Commercial TV Struggles With Tight German Laws
BY most accounts, the Vox television channel was poorly managed and had a lackluster, talk-show format. The combination meant consistently low ratings.
So it was no surprise when the station - one of 13 private channels in Germany - announced March 29 that it was shutting down in early May.
``Vox had an unpolished concept that did not meet viewer expectations,'' says Vox spokesman Uwe Krink, reflecting on the channel's demise. ``Vox also tried to get started in the middle of a recession.''
While few viewers may mourn the loss of Vox after only 15 months of broadcasting, the station's collapse is intensifying the debate on Germany's media ownership laws.
Without legislative changes, Mr. Krink and other media representatives say, other commercial stations are likely to close. And in the long-term, the restrictive legislation could hurt the competitiveness of German publishing conglomerates, such as Bertelsmann AG.
Commercial television in Germany has existed only since 1985. Before then, two state-run channels were about the only option for viewers.

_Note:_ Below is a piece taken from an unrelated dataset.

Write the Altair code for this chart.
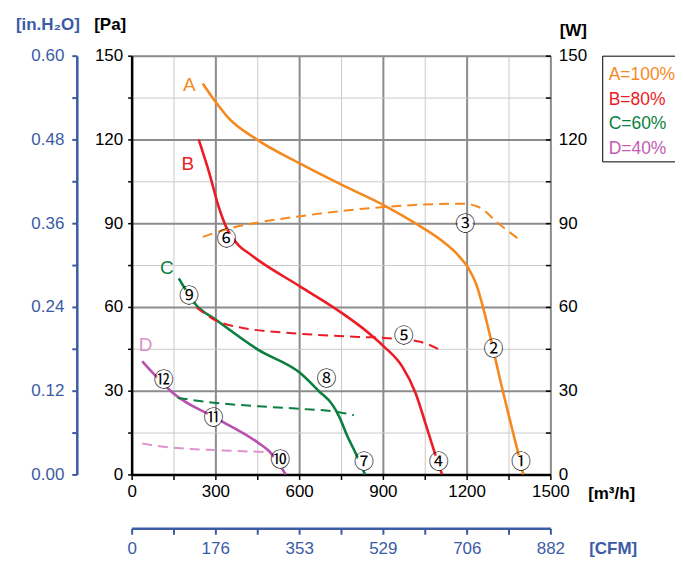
import altair as alt
import pandas as pd

# ---------------- data ----------------
series_names = ["A", "B", "C", "D"]
legend_labels = ["A=100%", "B=80%", "C=60%", "D=40%"]
solid_colors = ["#F5891F", "#EC1C24", "#0A7F3F", "#B94FAE"]
dash_colors = ["#F5891F", "#EC1C24", "#0A7F3F", "#DF92CC"]
letter_colors = ["#F5891F", "#EC1C24", "#0A7F3F", "#DF8FCB"]
legend_colors = ["#F5891F", "#EC1C24", "#0A7F3F", "#C25CB2"]

# pressure curves (m3/h, Pa)
a_q = [255, 302, 344, 445, 604, 755, 904, 1017, 1124, 1170, 1207, 1235, 1255, 1296, 1314, 1350, 1380, 1403]
a_p = [140, 133.3, 128, 120.2, 111.3, 103.6, 96.4, 89.9, 82.7, 78.5, 73.8, 68, 61.3, 44.5, 36.5, 21.5, 9.5, 0]
b_q = [240, 279, 312, 344, 386, 420, 457, 604, 755, 850, 904, 969, 1017, 1052, 1082, 1112]
b_p = [120, 107.7, 95.8, 87.5, 81.8, 79.2, 76.5, 67.3, 57.7, 50.6, 45.8, 38.7, 29.2, 18.5, 8.9, 0]
c_q = [169, 231, 302, 454, 604, 671, 719, 743, 773, 802, 836]
c_p = [70.2, 60.7, 55.4, 44.6, 36.3, 29.8, 25, 20.8, 13.7, 7.7, 0]
d_q = [38, 88, 148, 302, 454, 493, 552]
d_p = [40.5, 35.1, 29.2, 20.2, 11.3, 8.3, 0]

# power curves (m3/h, W)
pa_q = [255, 350, 445, 604, 904, 1183, 1243, 1314, 1392]
pa_w = [85.1, 88.1, 90.1, 92.5, 95.8, 97.0, 95.8, 89.9, 83.9]
pb_q = [231, 302, 386, 604, 826, 904, 1029, 1100]
pb_w = [59.9, 55.1, 52.7, 50.4, 49.2, 48.9, 47.6, 44.9]
pc_q = [165, 302, 454, 604, 743, 796]
pc_w = [27.4, 25.6, 24.4, 23.5, 22.3, 21.2]
pd_q = [38, 100, 200, 302, 400, 493]
pd_w = [11.1, 10.1, 9.2, 8.7, 8.3, 8.0]

# operating point markers
mark_text = ["①", "②", "③", "④", "⑤", "⑥", "⑦", "⑧", "⑨", "⑩", "⑪", "⑫"]
mark_q = [1395, 1296, 1195, 1100, 975, 340, 832, 698, 205, 532, 293, 115]
mark_p = [4.2, 44.6, 89.3, 4.2, 49.2, 84, 4.2, 33.9, 63.7, 4.8, 19.9, 33.6]

# curve letters
letter_q = [207, 201, 126, 50]
letter_p = [139.6, 111.3, 73.8, 46.4]

# axes ticks / labels
q_ticks = [0, 150, 300, 450, 600, 750, 900, 1050, 1200, 1350, 1500]
p_ticks = [0, 15, 30, 45, 60, 75, 90, 105, 120, 135, 150]
w_ticks = [0, 15, 30, 45, 60, 75, 90, 105, 120, 135, 150]
h_ticks = [0, 0.06, 0.12, 0.18, 0.24, 0.30, 0.36, 0.42, 0.48, 0.54, 0.60]
cfm_labels = [0, 176, 353, 529, 706, 882]
cfm_ticks = [0, 88, 176, 264.5, 353, 441, 529, 617.5, 706, 794, 882]

# ---------------- tables ----------------
rows = []
for s, lab, qs, ps in zip(series_names, legend_labels, [a_q, b_q, c_q, d_q], [a_p, b_p, c_p, d_p]):
    for i, (q, p) in enumerate(zip(qs, ps)):
        rows.append({"series": s, "label": lab, "q": q, "p": p, "o": i})
solid_df = pd.DataFrame(rows)

rows = []
for s, qs, ws in zip(series_names, [pa_q, pb_q, pc_q, pd_q], [pa_w, pb_w, pc_w, pd_w]):
    for i, (q, w) in enumerate(zip(qs, ws)):
        rows.append({"series": s, "q": q, "w": w, "o": i})
dash_df = pd.DataFrame(rows)

marks_df = pd.DataFrame({"t": mark_text, "q": mark_q, "p": mark_p})
letters_df = pd.DataFrame({"series": series_names, "q": letter_q, "p": letter_p})

FONT = "Liberation Sans"
BLUE = "#3B5BA5"
W, H = 420, 420


def X(field="q", axis=None):
    return alt.X(f"{field}:Q", scale=alt.Scale(domain=[0, 1500], nice=False, zero=False), axis=axis)


def Y(field="p", axis=None):
    return alt.Y(f"{field}:Q", scale=alt.Scale(domain=[0, 150], nice=False, zero=False), axis=axis)


main_x_axis = alt.Axis(
    values=q_ticks, format="d",
    labelExpr="datum.value % 300 === 0 ? datum.label : ''",
    grid=True,
    gridColor={"condition": {"test": "datum.value % 300 === 0", "value": "#8C8C8C"}, "value": "#CACACA"},
    gridWidth={"condition": {"test": "datum.value % 300 === 0", "value": 2}, "value": 1},
    domainColor="black", domainWidth=2.5, tickColor="black", tickWidth=1.5, tickSize=5,
    labelFont=FONT, labelFontSize=17, labelColor="black", labelPadding=4,
    labelOverlap=False, labelFlush=False,
    title="[m³/h]", titleX=481, titleY=19, titleAlign="center", titleBaseline="middle",
    titleFont=FONT, titleFontSize=17, titleFontWeight="bold", titleColor="black",
)

pa_axis = alt.Axis(
    values=p_ticks, format="d",
    labelExpr="datum.value % 30 === 0 ? datum.label : ''",
    grid=True,
    gridColor={"condition": {"test": "datum.value % 30 === 0", "value": "#8C8C8C"}, "value": "#CACACA"},
    gridWidth={"condition": {"test": "datum.value % 30 === 0", "value": 2}, "value": 1},
    domainColor="black", domainWidth=2.5, tickColor="black", tickWidth=1.5, tickSize=4,
    labelFont=FONT, labelFontSize=17, labelColor="black", labelPadding=5,
    labelOverlap=False, labelFlush=False,
    title="[Pa]", titleAngle=0, titleX=-22, titleY=-31, titleAlign="center", titleBaseline="middle",
    titleFont=FONT, titleFontSize=17, titleFontWeight="bold", titleColor="black",
)

w_axis = alt.Axis(
    orient="right", offset=-5, values=w_ticks, format="d",
    labelExpr="datum.value % 30 === 0 ? datum.label : ''",
    grid=False, domain=False, tickColor="black", tickWidth=1.5, tickSize=5,
    labelFont=FONT, labelFontSize=17, labelColor="black", labelPadding=8,
    labelOverlap=False, labelFlush=False,
    title="[W]", titleAngle=0, titleX=27.5, titleY=-25.5, titleAlign="center", titleBaseline="middle",
    titleFont=FONT, titleFontSize=17, titleFontWeight="bold", titleColor="black",
)

h_axis = alt.Axis(
    orient="left", offset=55, values=h_ticks,
    labelExpr="round(datum.value * 100) % 12 === 0 ? format(datum.value, '.2f') : ''",
    grid=False, domainColor=BLUE, domainWidth=2.5, tickColor=BLUE, tickWidth=2, tickSize=5,
    labelFont=FONT, labelFontSize=17, labelColor=BLUE, labelPadding=8,
    labelOverlap=False, labelFlush=False,
    title="[in.H₂O]", titleAngle=0, titleX=-29.5, titleY=-31, titleAlign="center", titleBaseline="middle",
    titleFont=FONT, titleFontSize=17, titleFontWeight="bold", titleColor=BLUE,
)

cfm_axis = alt.Axis(
    orient="bottom", offset=54, values=cfm_ticks, format="d",
    labelExpr="indexof([" + ",".join(str(v) for v in cfm_labels) + "], datum.value) >= 0 ? datum.label : ''",
    grid=False, domainColor=BLUE, domainWidth=2.5, tickColor=BLUE, tickWidth=2, tickSize=6,
    labelFont=FONT, labelFontSize=17, labelColor=BLUE, labelPadding=6,
    labelOverlap=False, labelFlush=False,
    title="[CFM]", titleX=482.5, titleY=20, titleAlign="center", titleBaseline="middle",
    titleFont=FONT, titleFontSize=17, titleFontWeight="bold", titleColor=BLUE,
)

legend_expr = " : ".join(
    f"datum.value === '{l}' ? '{c}'" for l, c in zip(legend_labels, legend_colors)
) + " : 'black'"

legend = alt.Legend(
    title=" ", titleFontSize=7, titlePadding=0,
    orient="none", legendX=472, legendY=0,
    strokeColor="black", fillColor="white", padding=4,
    symbolSize=0, symbolStrokeWidth=0, symbolOpacity=0, labelOffset={"expr": "-15"},
    labelFont=FONT, labelFontSize=17.5, labelColor={"expr": legend_expr}, rowPadding=5.5,
)

solid = alt.Chart(solid_df).mark_line(strokeWidth=2.6, interpolate="monotone").encode(
    x=X("q", main_x_axis),
    y=Y("p", pa_axis),
    color=alt.Color("label:N", scale=alt.Scale(domain=legend_labels, range=solid_colors), legend=legend),
    order="o:Q",
)

dashed = alt.Chart(dash_df).mark_line(strokeWidth=2, strokeDash=[10, 6], interpolate="monotone").encode(
    x=X("q"),
    y=Y("w", w_axis),
    color=alt.Color("series:N", scale=alt.Scale(domain=series_names, range=dash_colors), legend=None),
    order="o:Q",
)

discs = alt.Chart(marks_df).mark_point(filled=True, color="white", opacity=1, size=240).encode(
    x=X("q"), y=Y("p"),
)

numbers = alt.Chart(marks_df).mark_text(font="Noto Sans CJK JP", fontSize=20, color="black",
                                          baseline="middle", align="center").encode(
    x=X("q"), y=Y("p"), text="t:N",
)

letters = alt.Chart(letters_df).mark_text(font=FONT, fontSize=19, baseline="middle", align="center").encode(
    x=X("q"), y=Y("p"), text="series:N",
    color=alt.Color("series:N", scale=alt.Scale(domain=series_names, range=letter_colors), legend=None),
)

h_df = pd.DataFrame({"h": [0, 0.6]})
h_layer = alt.Chart(h_df).mark_point(opacity=0).encode(
    y=alt.Y("h:Q", scale=alt.Scale(domain=[0, 0.6], nice=False, zero=False), axis=h_axis),
)

cfm_df = pd.DataFrame({"cfm": [0, 882]})
cfm_layer = alt.Chart(cfm_df).mark_point(opacity=0).encode(
    x=alt.X("cfm:Q", scale=alt.Scale(domain=[0, 882], nice=False, zero=False), axis=cfm_axis),
)

chart = alt.layer(solid, dashed, discs, numbers, letters, h_layer, cfm_layer).resolve_scale(
    x="independent", y="independent", color="independent"
).properties(
    width=W, height=H,
    autosize=alt.AutoSizeParams(type="none"),
    padding={"left": 124, "top": 47, "right": 125, "bottom": 83},
).configure_view(
    stroke="black", strokeWidth=2.5
).configure(background="white")

chart.save("out.html", embed_options={"renderer": "svg", "actions": False})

Although commercial stations are making inroads on TV ratings, in many cases their financial status remains precarious as Germany struggles to dig out of recession. Only one private channel, RTL, has recovered its original investment and is now making money.

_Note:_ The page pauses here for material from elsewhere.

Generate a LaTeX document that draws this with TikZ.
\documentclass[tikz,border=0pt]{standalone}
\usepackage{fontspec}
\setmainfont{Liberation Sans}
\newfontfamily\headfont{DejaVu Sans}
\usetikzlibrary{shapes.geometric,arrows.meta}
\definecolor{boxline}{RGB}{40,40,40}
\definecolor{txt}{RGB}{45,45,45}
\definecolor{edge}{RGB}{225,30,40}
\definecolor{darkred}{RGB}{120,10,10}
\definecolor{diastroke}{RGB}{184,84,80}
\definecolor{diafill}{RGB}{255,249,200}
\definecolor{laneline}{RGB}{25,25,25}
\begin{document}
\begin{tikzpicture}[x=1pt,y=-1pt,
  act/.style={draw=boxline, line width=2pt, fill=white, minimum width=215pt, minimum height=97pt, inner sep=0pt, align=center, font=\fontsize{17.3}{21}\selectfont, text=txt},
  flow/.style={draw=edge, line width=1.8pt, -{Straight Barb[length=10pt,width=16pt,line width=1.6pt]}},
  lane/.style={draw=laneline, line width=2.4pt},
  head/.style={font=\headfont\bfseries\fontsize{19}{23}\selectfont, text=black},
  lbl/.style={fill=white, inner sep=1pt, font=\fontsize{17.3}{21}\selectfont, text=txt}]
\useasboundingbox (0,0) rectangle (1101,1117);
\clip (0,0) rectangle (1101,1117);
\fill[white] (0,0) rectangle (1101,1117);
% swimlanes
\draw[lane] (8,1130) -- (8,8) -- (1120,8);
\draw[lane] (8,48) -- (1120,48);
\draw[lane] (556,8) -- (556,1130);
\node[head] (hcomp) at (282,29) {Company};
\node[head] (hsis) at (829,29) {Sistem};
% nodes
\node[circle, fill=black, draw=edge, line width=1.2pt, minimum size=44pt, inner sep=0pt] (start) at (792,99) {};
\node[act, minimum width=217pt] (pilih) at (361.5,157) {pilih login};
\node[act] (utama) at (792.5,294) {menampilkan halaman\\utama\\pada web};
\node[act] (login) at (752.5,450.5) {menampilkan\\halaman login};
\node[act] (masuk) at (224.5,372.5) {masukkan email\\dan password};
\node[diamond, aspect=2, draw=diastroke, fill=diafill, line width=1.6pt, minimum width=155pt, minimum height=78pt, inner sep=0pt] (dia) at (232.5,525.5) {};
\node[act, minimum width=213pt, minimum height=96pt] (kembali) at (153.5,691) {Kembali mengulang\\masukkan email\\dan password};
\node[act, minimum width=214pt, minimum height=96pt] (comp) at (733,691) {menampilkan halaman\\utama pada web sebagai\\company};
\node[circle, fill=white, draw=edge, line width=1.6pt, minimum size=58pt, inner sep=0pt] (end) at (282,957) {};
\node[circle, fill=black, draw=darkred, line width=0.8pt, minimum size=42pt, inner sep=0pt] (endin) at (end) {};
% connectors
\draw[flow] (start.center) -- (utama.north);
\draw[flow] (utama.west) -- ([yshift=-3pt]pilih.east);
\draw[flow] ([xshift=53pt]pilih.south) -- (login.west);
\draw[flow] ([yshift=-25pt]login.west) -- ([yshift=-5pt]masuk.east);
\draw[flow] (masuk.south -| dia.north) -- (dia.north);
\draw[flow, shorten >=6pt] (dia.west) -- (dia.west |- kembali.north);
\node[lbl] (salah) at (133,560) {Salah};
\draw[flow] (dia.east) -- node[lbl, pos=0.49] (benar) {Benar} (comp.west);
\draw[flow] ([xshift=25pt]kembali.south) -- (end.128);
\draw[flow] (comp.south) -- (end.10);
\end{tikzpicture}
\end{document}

Bertelsmann, the world's second-largest media group after Time Warner, has been the German company most critical of existing TV-ownership laws. The biggest legislative flaw, Bertelsmann officials say, is a regulation that prohibits one company from holding a majority stake in a TV station. As a result, commercial stations are owned by cumbersome corporate coalitions whose members don't always see eye-to-eye when it comes to programming and other management. Cologne-based Vox, for example, was owned by Bertelsmann, Suddeutscher Verlag, the WestLB bank, and others. Because it owns 39 percent of RTL, German law restricted Bertelsmann's stake in Vox to 24.9 percent. A stake above 25 percent gives a shareholder a management veto.

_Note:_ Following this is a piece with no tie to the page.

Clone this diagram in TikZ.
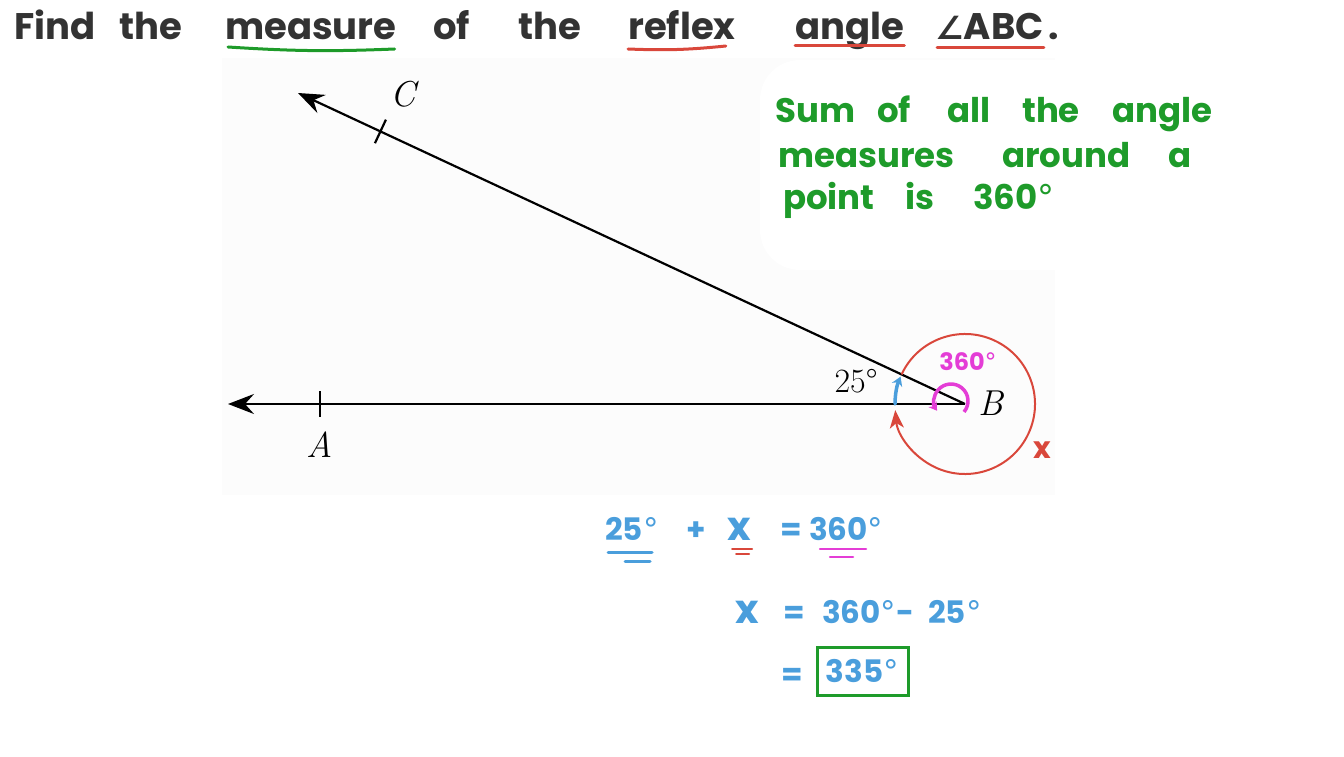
\documentclass[tikz,border=0pt]{standalone}
\usepackage{fontspec}
\usepackage{xcolor}
\usepackage{tikz}
\usetikzlibrary{arrows.meta,calc}
\newfontfamily\mano{Poppins}
\newfontfamily\simbolo{DejaVu Sans}
\newcommand{\grado}{{\simbolo\mdseries °}}
\definecolor{tinta}{HTML}{333333}
\definecolor{verde}{HTML}{1E9B2A}
\definecolor{azul}{HTML}{4A9EDC}
\definecolor{rojo}{HTML}{D9473B}
\definecolor{rosa}{HTML}{E43DD6}

\begin{document}
\begin{tikzpicture}[x=1pt, y=1pt,
    palabra/.style={anchor=base west, inner sep=0pt, text=tinta, font=\mano\bfseries\fontsize{37}{40}\selectfont},
    nota/.style={anchor=base west, inner sep=0pt, text=verde, font=\mano\bfseries\fontsize{34}{40}\selectfont},
    calculo/.style={anchor=base west, inner sep=0pt, text=azul, font=\mano\bfseries\fontsize{31}{36}\selectfont},
    incognita/.style={calculo, font=\mano\bfseries\fontsize{40}{44}\selectfont},
    etiqueta/.style={inner sep=0pt, font=\fontsize{36}{40}\selectfont\itshape},
    rayo/.style={line width=2.2pt, -{Stealth[length=26pt, width=20pt, inset=9pt]}},
    marca/.style={line width=2.2pt},
    subrayado/.style={line width=3pt, line cap=round}]

    \useasboundingbox (0,0) rectangle (1344,756);
    % Fondo de la figura
    \fill[black!1] (222,261) rectangle (1055,698);
    \fill[white, rounded corners=40pt] (760,486) rectangle (1110,696);

    % Enunciado
    \foreach \x/\w/\n in {14/Find/find, 119/the/theA, 225/measure/measure, 433/of/of,
        518/the/theB, 628/reflex/reflex, 795/angle/angle} {
        \node[palabra] (\n) at (\x,716) {\w};
    }
    \node[palabra] (abc) at (935,716) {{\simbolo\fontsize{32}{40}\selectfont ∠}ABC};
    \node[palabra, anchor=base west] (punto) at ($(abc.base east)+(4,0)$) {.};
    % Subrayados del enunciado
    \draw[subrayado, verde] ($(measure.base west)+(3,-7)$) to[bend right=3] ($(measure.base east)+(-2,-9)$);
    \draw[subrayado, rojo] ($(reflex.base west)+(0,-9)$) to[bend right=4] ($(reflex.base east)+(-10,-6)$);
    \draw[subrayado, rojo] ($(angle.base west)+(0,-6)$) -- ($(angle.base east)+(0,-6)$);
    \draw[subrayado, rojo] ($(abc.base west)+(2,-8)$) -- ($(abc.base east)+(0,-8)$);

    % Nota en verde
    \foreach \x/\w in {775/Sum, 877/of, 947/all, 1022/the, 1112/angle} {
        \node[nota] (uno\x) at (\x,633) {\w};
    }
    \foreach \x/\w in {778/measures, 1002/around, 1168/a} {
        \node[nota] (dos\x) at (\x,588) {\w};
    }
    \foreach \x/\w in {783/point, 905/is, 973/360\grado} {
        \node[nota] (tres\x) at (\x,546) {\w};
    }

    % Rayos del angulo
    \coordinate (B) at (965,352);
    \coordinate (finA) at (228,352);
    \coordinate (finC) at (298,663);
    \draw[rayo] (B) -- (finA);
    \draw[rayo] (B) -- (finC);
    % Marcas sobre los rayos
    \coordinate (mA) at (320,352);
    \draw[marca] ($(mA)+(0,-13)$) -- ($(mA)+(0,13)$);
    \coordinate (mC) at ($(B)!645pt!(finC)$);
    \draw[marca] ($(mC)!13pt!90:(B)$) -- ($(mC)!13pt!-90:(B)$);
    % Letras
    \node[etiqueta] (A) at (320,311) {A};
    \node[etiqueta] (C) at (403,662) {C};
    \node[etiqueta] (Bl) at (991,353) {B};
    \node[inner sep=0pt, font=\fontsize{34}{40}\selectfont] (ang) at (856,375) {25°};

    % Angulo reflejo en rojo
    \draw[rojo, line width=2pt, -{Stealth[length=18pt, width=14pt, inset=5pt]}]
        ($(B)+(155:70)$) arc[start angle=155, end angle=-175, radius=70];
    \node[inner sep=0pt, text=rojo, font=\mano\bfseries\fontsize{30}{34}\selectfont] (x) at (1042,306) {x};
    % Angulo agudo en azul
    \draw[azul, line width=3.5pt, line cap=round, -{Stealth[length=9pt, width=11pt]}]
        ($(B)+(180:70)$) arc[start angle=180, end angle=157, radius=70];
    % Vuelta completa en rosa
    \coordinate (giro) at (951,355);
    \draw[rosa, line width=3.5pt, -{Stealth[length=8pt, width=10pt]}]
        ($(giro)+(-40:17)$) arc[start angle=-40, end angle=215, radius=17];
    \node[inner sep=0pt, text=rosa, font=\mano\bfseries\fontsize{24}{28}\selectfont] (vuelta) at (968,394) {360\grado};

    % Ecuacion
    \node[calculo] (e25) at (605,216) {25\grado};
    \node[calculo] (mas) at (686,216) {+};
    \node[incognita] (ex) at (727,216) {x};
    \node[calculo] (igual) at (780,216) {=};
    \node[calculo] (e360) at (809,216) {360\grado};
    \draw[subrayado, azul] (608,204) -- (652,204);
    \draw[subrayado, azul] (625,195) -- (650,195);
    \draw[subrayado, rojo, line width=2pt] (732,207) -- (752,207);
    \draw[subrayado, rojo, line width=2pt] (736,202) -- (749,202);
    \draw[subrayado, rosa, line width=2.5pt] (820,207) -- (866,207);
    \draw[subrayado, rosa, line width=2.5pt] (830,199) -- (853,199);
    % Despeje
    \node[incognita] (exB) at (735,133) {x};
    \node[calculo] (igualB) at (783,133) {=};
    \node[calculo] (resta) at (822,133) {360\grado-};
    \node[calculo] (e25B) at (928,133) {25\grado};
    % Resultado
    \node[calculo] (igualC) at (781,71) {=};
    \node[draw=verde, line width=3pt, minimum width=91pt, minimum height=48pt, inner sep=0pt,
        text=azul, font=\mano\bfseries\fontsize{31}{36}\selectfont] (res) at (862.5,85) {335\grado};
\end{tikzpicture}
\end{document}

Bertelsmann spokesman Helmut Runde says that if the law had permitted it, Bertelsmann would have increased its stake in Vox, perhaps saving the channel from bankruptcy and its 390 employees from unemployment.
The losses at Vox are just a blip on Bertelsmann's balance sheet. It projects that sales this fiscal year will exceed 1992-93's record performance of $1.1 billion. The conglomerate's best performer is its music group, which includes the Arista Record label. It also runs a book club and has extensive newspaper and television holdings.
In all, Vox lost about $377 million, costing Bertelsmann about $94 million. But in the conglomerate's eyes, a loss-making television channel - even over the medium term - is better than no channel at all. If Bertelsmann is to continue to be successful in the 21st century, Mr. Runde says, it must make the transition from print to audio-visual, which is now seen as the most lucrative media field. Existing laws, however, are acting to brake Bertelsmann's moves, he adds. ``We've become pioneers [in commercial TV] not because we're adventurers, but because we've had to,'' he says. ``And when you make such a move, you should make it with all your strength.''
Some lawmakers agree. One, Peter Glotz - a Social Democratic member of Germany's parliament - insists nothing could have saved Vox, but says a new legislative formula must be found to allow media conglomerates to own TV stations outright.
``The aim [of the current legislation] was to preserve the plurality of opinion and the independence of stations,'' Runde says. ``But as a consequence, this limits the possibilities. Decisionmaking is difficult. No one can really influence programming,'' he continued. ``It's very difficult with this media legislation for a commercial station to be successful.''
Part of the problem with the regulatory situation is inexperience, as commercial television operations are still relatively new in Germany. But a far more important factor is the method of regulation, Mr. Glotz says.
Currently, television is supervised not by the federal German government, but by the 16 state governments. This system means that reform requires lots of horse-trading and lengthy delays.
``This is too complicated,'' Glotz says. ``The German system of federalism will be shown not to work. We will eventually have to establish something like the [United States] Federal Communications Commission.''
Glotz is convinced German regulatory changes will come. But they will take time. And as Germany contemplates change, recent Italian experience sounds an alarm. Much of Italian media mogul Silvio Berlusconi's success in the March elections is attributed to his media empire.
Given the nation's Nazi past, many Germans are still afraid of a similar electoral development in Germany, Krink and others say.